For over fifty years, the rodeo companies have been coming to Miles City each spring to buy their stock for the ensuing rodeo season. It is probably best described as a demonstration auction – each horse/rider is sent into the arena to perform prior to each sale. When the rider hits the ground or the whistle blows for a successful ride, the auctioneer begins his chant. If the horse has proven to be big and strong with a powerful surging effort to rid itself of the rider, or it proves to be lithe and wily with twists and turns that can rattle your teeth right down to your socks, then the rodeo stock companies are in immediately and the bidding goes into the thousands for these prime horses.

But it isn’t just the auction that makes the Bucking Horse Sale unique. This event is a throw back to the Old West from which the whole concept of rodeos began. You see these riders are not professionals. They are local cowboys from the ranches of Eastern Montana, the Western Dakotas and Northern Wyoming. The whole event is decidedly local and reminiscent of when cattlemen and cowboys gathered in the spring for branding the new calves and breaking the wild horses that had wintered on the open ranges.

It is first about the test of skill and courage. Most of these cowboys are just as lean and tough as they were portrayed by the Western writers like Zane Grey. Five ten and one fifty-five perched five feet above the ground on 1500 pounds of dynamite looking to explode the moment the gate is opened.

It’s eight seconds of pounding fury with a better than even chance that they will be launched into the wild blue yonder and stomped by the horse when they hit the ground. And yet they stand in line to do it, hoping they will draw the meanest, wildest SOB in the pack and ride it to glory in eight seconds. And their reward is – well is nothing other than the admiration of the other cowboys.
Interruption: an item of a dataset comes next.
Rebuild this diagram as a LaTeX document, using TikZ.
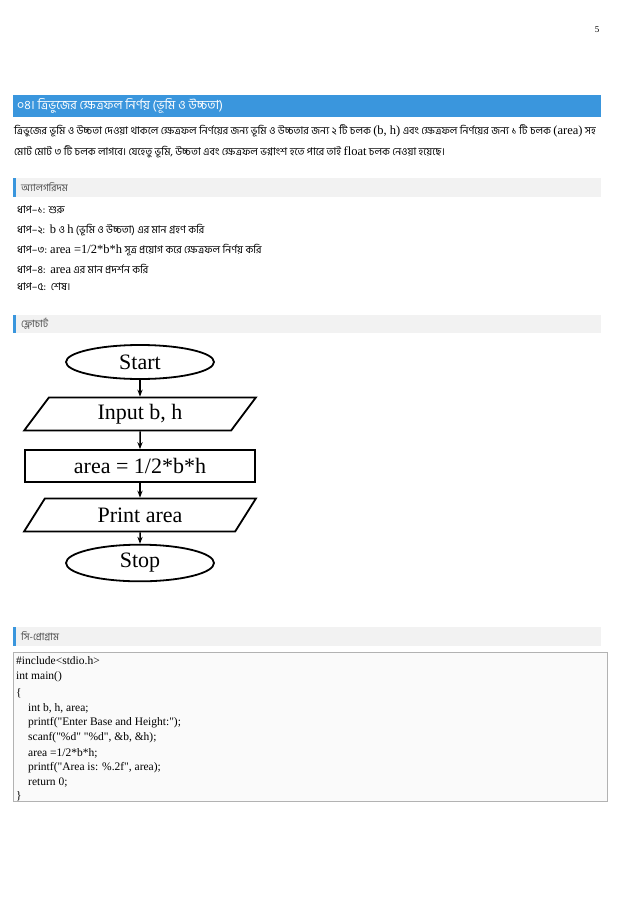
\documentclass[tikz,border=0pt]{standalone}
\usepackage{fontspec}
\setmainfont{Liberation Serif}
\newfontfamily\bn[Script=Bengali]{Hind Siliguri}
\usetikzlibrary{shapes.geometric,arrows.meta}
\definecolor{hdblue}{HTML}{3A96DD}
\definecolor{barbg}{HTML}{F2F2F2}
\newcommand{\qt}{\XeTeXglyph\XeTeXcharglyph"22\relax}
\tikzset{
  bntext/.style={anchor=west, inner sep=0pt, font=\bn\fontsize{10.5}{12}\selectfont},
  bartitle/.style={anchor=west, inner sep=0pt, font=\bn\itshape\fontsize{10}{12}\selectfont, text=black!70},
  term/.style={draw, line width=1.8pt, ellipse, minimum width=148pt, minimum height=34pt, font=\fontsize{22}{24}\selectfont},
  io/.style={draw, line width=1.8pt, trapezium, trapezium left angle=65, trapezium right angle=115, minimum width=232pt, minimum height=33pt, font=\fontsize{22}{24}\selectfont, trapezium stretches=true},
  proc/.style={draw, line width=1.8pt, rectangle, minimum width=230pt, minimum height=32pt, font=\fontsize{22}{24}\selectfont},
  codeline/.style={anchor=west, inner sep=0pt, font=\fontsize{11.5}{13}\selectfont}
}
\begin{document}
\begin{tikzpicture}[x=1pt,y=-1pt]
\useasboundingbox (0,0) rectangle (638,902);
\fill[white] (0,0) rectangle (638,902);
\node[font=\fontsize{9}{11}\selectfont] (pg) at (597,30) {5};
% header
\fill[hdblue] (13,95) rectangle (601,117);
\node[bntext, text=white, font=\bn\fontsize{12.5}{14}\selectfont] (hd) at (17,106) {০৪। ত্রিভুজের ক্ষেত্রফল নির্ণয় (ভূমি ও উচ্চতা)};
\node[bntext] (p1) at (14,131) {ত্রিভুজের ভূমি ও উচ্চতা দেওয়া থাকলে ক্ষেত্রফল নির্ণয়ের জন্য ভূমি ও উচ্চতার জন্য ২ টি চলক {\rmfamily\fontsize{12.5}{13}\selectfont (b, h)} এবং ক্ষেত্রফল নির্ণয়ের জন্য ১ টি চলক {\rmfamily\fontsize{12.5}{13}\selectfont (area)} সহ};
\node[bntext] (p2) at (14,152) {মোট মোট ৩ টি চলক লাগবে। যেহেতু ভূমি, উচ্চতা এবং ক্ষেত্রফল ভগ্নাংশ হতে পারে তাই {\rmfamily\fontsize{12.5}{13}\selectfont float} চলক নেওয়া হয়েছে।};
% algorithm
\fill[barbg] (13,178) rectangle (601,197);
\fill[hdblue] (13,178) rectangle (16,197);
\node[bartitle] (alg) at (21,187.5) {অ্যালগরিদম};
\node[bntext] (s1) at (17,210) {ধাপ–১: শুরু};
\node[bntext] (s2) at (17,230) {ধাপ–২:\ \ {\rmfamily\fontsize{12.5}{13}\selectfont b} ও {\rmfamily\fontsize{12.5}{13}\selectfont h} (ভূমি ও উচ্চতা) এর মান গ্রহণ করি};
\node[bntext] (s3) at (17,250) {ধাপ–৩: {\rmfamily\fontsize{12.5}{13}\selectfont area =1/2*b*h} সূত্র প্রয়োগ করে ক্ষেত্রফল নির্ণয় করি};
\node[bntext] (s4) at (17,269) {ধাপ–৪:\ \ {\rmfamily\fontsize{12.5}{13}\selectfont area} এর মান প্রদর্শন করি};
\node[bntext] (s5) at (17,287) {ধাপ–৫:\ \ শেষ।};
% flowchart
\fill[barbg] (13,315) rectangle (601,333);
\fill[hdblue] (13,315) rectangle (16,333);
\node[bartitle] (fc) at (21,324) {ফ্লোচার্ট};
\node[term] (start) at (140,362) {Start};
\node[io] (inp) at (140,414) {Input b, h};
\node[proc] (area) at (140,466) {area = 1/2*b*h};
\node[io] (prt) at (140,515) {Print area};
\node[term, minimum height=30pt] (stop) at (140,563) {Stop};
\draw[line width=1.5pt, -{Stealth[length=7pt]}] (start) -- (inp);
\draw[line width=1.5pt, -{Stealth[length=7pt]}] (inp) -- (area);
\draw[line width=1.5pt, -{Stealth[length=7pt]}] (area) -- (prt);
\draw[line width=1.5pt, -{Stealth[length=7pt]}] (prt) -- (stop);
% program
\fill[barbg] (13,627) rectangle (601,646);
\fill[hdblue] (13,627) rectangle (16,646);
\node[bartitle] (cp) at (21,636.5) {সি-প্রোগ্রাম};
\draw[black!30, fill=black!2] (13,652) rectangle (607,801);
\node[codeline] (c1) at (16,661) {\#include<stdio.h>};
\node[codeline] (c2) at (16,677) {int main()};
\node[codeline] (c3) at (16,693) {\{};
\node[codeline] (c4) at (28,708) {int b, h, area;};
\node[codeline] (c5) at (28,723) {printf(\qt Enter Base and Height:\qt);};
\node[codeline] (c6) at (28,738) {scanf(\qt\%d\qt\ \qt\%d\qt, \&b, \&h);};
\node[codeline] (c7) at (28,753) {area =1/2*b*h;};
\node[codeline] (c8) at (28,768) {printf(\qt Area is: \%.2f\qt, area);};
\node[codeline] (c9) at (28,783) {return 0;};
\node[codeline] (c10) at (16,796) {\}};
\end{tikzpicture}
\end{document}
This rodeo is about tradition, not about cash. It is honoring a way of life, unchanged for over a hundred years. (Each year I pull out a photograph made famous by L.A. Huffman of my great grandfather cooking off a chuckwagon during a spring roundup.)

And it is about family, and friends and community. It is a huge celebration with dancing and cookouts and a chance to renew friendships, exchange stories of another hard winter on the Western plains, and have a drink or twenty. It is about the annual Bucking Horse Parade on Saturday. There are the same steam tractors, ancient hay rakes and balers, the same horse patrols, and ranch hands, the high school band, antique cars and kids with their pets every year. It never changes but the crowds never cease to gather because it’s their kids, their neighbors, their friends that they come to honor and enjoy.
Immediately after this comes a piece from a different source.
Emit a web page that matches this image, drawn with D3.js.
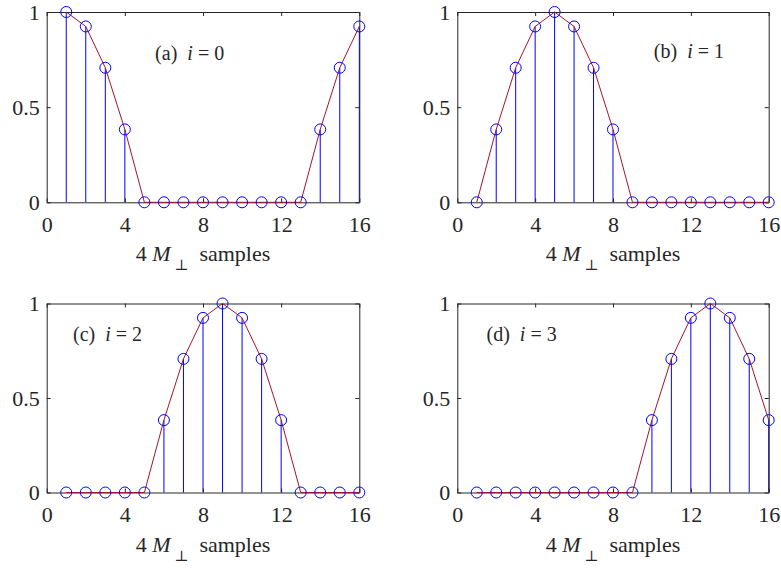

On the flight in we met three cowboys from Cottonwood, Arizona, who were attending for the first time. They had rented an RV to stay in right at the fairgrounds next to the rodeo and they wanted to know how far that was from some of the famed watering holes – The Montana Bar, The Stockmans, The Range Riders and The Texas Bar. These guys were the real deal – all about thirty, gentlemen each, but just as untamed as they come. (One of them told my wife that life was too short to drive slow pickups or chase ugly girls.) We ran into them each night at the street dance (where one of them grabbed my wife and waltzed her around to one of the outdoor Western bands playing on the streets) and again on Sunday just before the airplane took off. They decided to, like us, make the Bucking Horse Sale an annual pilgrimage.

I’ve been gone from Miles City for forty years and yet each year when Nancy and I return for the Bucking Horse Sale, we find ourselves back amongst friends and familiar surroundings. Miles City hasn’t changed much in the forty years that I’ve been gone. Thank God.

Now, a decade later, that column means even more to me. I was blessed to have been born and raised in a small town. My wife, who was born and raised in Havre, Montana, feels the same. Ambition drove us to larger cities, but our small towns provided our foundations for life. I don’t intend to criticize growth and opportunity, but I hope that Miles City and the Bucking Horse Sale never change.